You know, Google is Google, obviously. They know ads. They basically collate and collect information, and use it to sell ads. That’s their model. So where they go with local, you know, appears to me to be, like I said, more of a inbound marketing for them as a funnel into their Adwords world, and possibly into transactions. So I see it moving away from this sort of low hanging fruit of free, and towards things like what Facebook is doing with reduction of organic visibility, and if you want to increase your visibility you have to pay for it. I see more of that happening, which means it’s gonna become, you know, perhaps less technical to a level, sort of point asnd click, but perhaps more expensive. – Right.
[Paul] Do you know enough about net neutrality, the net neutrality issue, to comment about that?
[Mike] – You know, my view as a… and from where I sit on the political spectrum is that most of these discussions, like net neutrality, typically end up being in our society discussions between large groups of capital interests. In other words this basic discrepancy is a different business interest between one group and another, right? So while as individuals we are largely affected by this, our opinions largely are not going to be weighed in the final outcome, because the decisions are made in the halls of the Federal Trade Commission… FCC and FTC, and there these large corporations are gonna battle it out.
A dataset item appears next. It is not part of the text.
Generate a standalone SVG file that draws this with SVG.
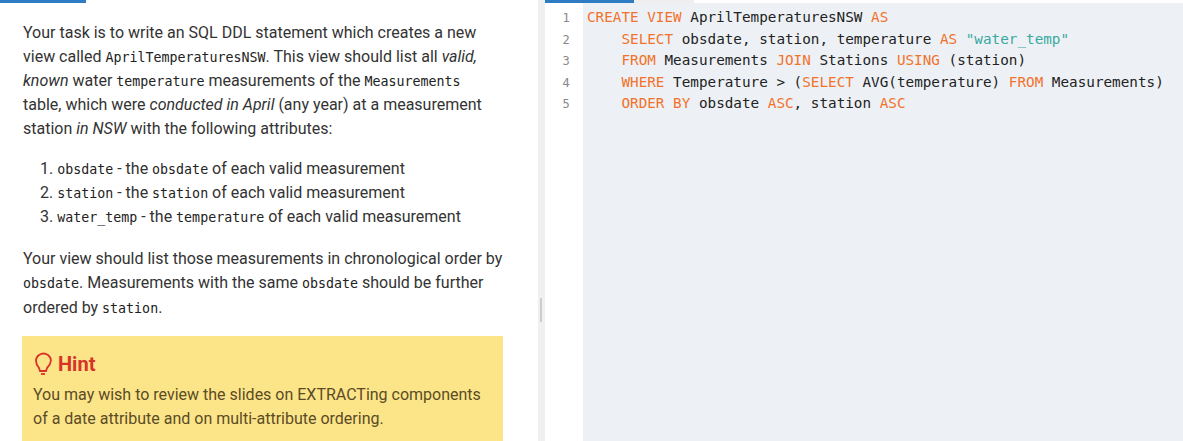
<svg xmlns="http://www.w3.org/2000/svg" width="1183" height="441" viewBox="0 0 1183 441">
<style>
.t{font-family:Roboto,"Liberation Sans",sans-serif;font-size:16px;fill:#333}
.c{font-family:"DejaVu Sans Mono","Liberation Mono",monospace;font-size:13.3px;fill:#222}
.k{fill:#f2712b}
.s{fill:#3aa99f}
.code{font-family:"DejaVu Sans Mono","Liberation Mono",monospace;font-size:14.3px;fill:#222}
.ln{font-family:"DejaVu Sans Mono","Liberation Mono",monospace;font-size:12px;fill:#888;text-anchor:middle}
</style>
<rect width="1183" height="441" fill="#fff"/>
<rect x="0" y="0" width="86" height="3" fill="#2d7cc4"/>
<rect x="538" y="0" width="7" height="441" fill="#f0f0f0"/>
<rect x="540" y="298" width="2" height="24" fill="#ccc"/>
<rect x="545" y="0" width="89" height="3" fill="#2d7cc4"/>
<rect x="634" y="0" width="60" height="3" fill="#eee"/>
<rect x="583" y="3" width="600" height="438" fill="#edf1f5"/>
<g id="task">
<text class="t" x="23" y="38">Your task is to write an SQL DDL statement which creates a new</text>
<text class="t" x="23" y="62">view called <tspan class="c">AprilTemperaturesNSW</tspan>. This view should list all <tspan font-style="italic">valid,</tspan></text>
<text class="t" x="23" y="86"><tspan font-style="italic">known</tspan> water <tspan class="c">temperature</tspan> measurements of the <tspan class="c">Measurements</tspan></text>
<text class="t" x="23" y="110">table, which were <tspan font-style="italic">conducted in April</tspan> (any year) at a measurement</text>
<text class="t" x="23" y="134">station <tspan font-style="italic">in NSW</tspan> with the following attributes:</text>
<text class="t" x="40" y="174">1. <tspan class="c">obsdate</tspan> - the <tspan class="c">obsdate</tspan> of each valid measurement</text>
<text class="t" x="40" y="198">2. <tspan class="c">station</tspan> - the <tspan class="c">station</tspan> of each valid measurement</text>
<text class="t" x="40" y="222">3. <tspan class="c">water_temp</tspan> - the <tspan class="c">temperature</tspan> of each valid measurement</text>
<text class="t" x="23" y="264">Your view should list those measurements in chronological order by</text>
<text class="t" x="23" y="288"><tspan class="c">obsdate</tspan>. Measurements with the same <tspan class="c">obsdate</tspan> should be further</text>
<text class="t" x="23" y="313">ordered by <tspan class="c">station</tspan>.</text>
</g>
<g id="hint">
<rect x="22" y="336" width="481" height="105" fill="#fce588"/>
<g fill="none" stroke="#d8322a" stroke-width="1.8">
<path d="M39 368 C35 363 35 358 39 355 C42 353 45 353 48 355 C52 358 52 363 47 368 L46 371 L40 371 Z"/>
<path d="M41 374 L45 374"/>
</g>
<text x="58" y="371" font-family="Roboto,'Liberation Sans',sans-serif" font-size="20" font-weight="bold" fill="#d8322a">Hint</text>
<text class="t" x="33" y="400" style="fill:#5b4b26">You may wish to review the slides on EXTRACTing components</text>
<text class="t" x="33" y="424" style="fill:#5b4b26">of a date attribute and on multi-attribute ordering.</text>
</g>
<g id="editor">
<text class="ln" x="566" y="22">1</text>
<text class="ln" x="566" y="44">2</text>
<text class="ln" x="566" y="65">3</text>
<text class="ln" x="566" y="87">4</text>
<text class="ln" x="566" y="108">5</text>
<text class="code" x="587" y="22" xml:space="preserve"><tspan class="k">CREATE VIEW</tspan> AprilTemperaturesNSW <tspan class="k">AS</tspan></text>
<text class="code" x="587" y="44" xml:space="preserve">    <tspan class="k">SELECT</tspan> obsdate, station, temperature <tspan class="k">AS</tspan> <tspan class="s">"water_temp"</tspan></text>
<text class="code" x="587" y="65" xml:space="preserve">    <tspan class="k">FROM</tspan> Measurements <tspan class="k">JOIN</tspan> Stations <tspan class="k">USING</tspan> (station)</text>
<text class="code" x="587" y="87" xml:space="preserve">    <tspan class="k">WHERE</tspan> Temperature &gt; (<tspan class="k">SELECT</tspan> AVG(temperature) <tspan class="k">FROM</tspan> Measurements)</text>
<text class="code" x="587" y="108" xml:space="preserve">    <tspan class="k">ORDER BY</tspan> obsdate <tspan class="k">ASC</tspan>, station <tspan class="k">ASC</tspan></text>
</g>
</svg>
I see net neutrality, while important to all of us, cut of our, to a large extend, assuming the lack of political organization, out of our realm. So you know, obviously it could change. The corporatization of the Internet has been occurring very rapidly over the last 10 years. That’s certainly a threat to it, but it’s also a threat to, you know, some of the large players: Netflix and Google. And so you’ll see these guys playing it out on the national forum as part of their agenda. –
[Paul] Okay, okay. I appreciate those comments, Mike. Thank you very much. – Always happy to talk. – Okay. Thank you very much.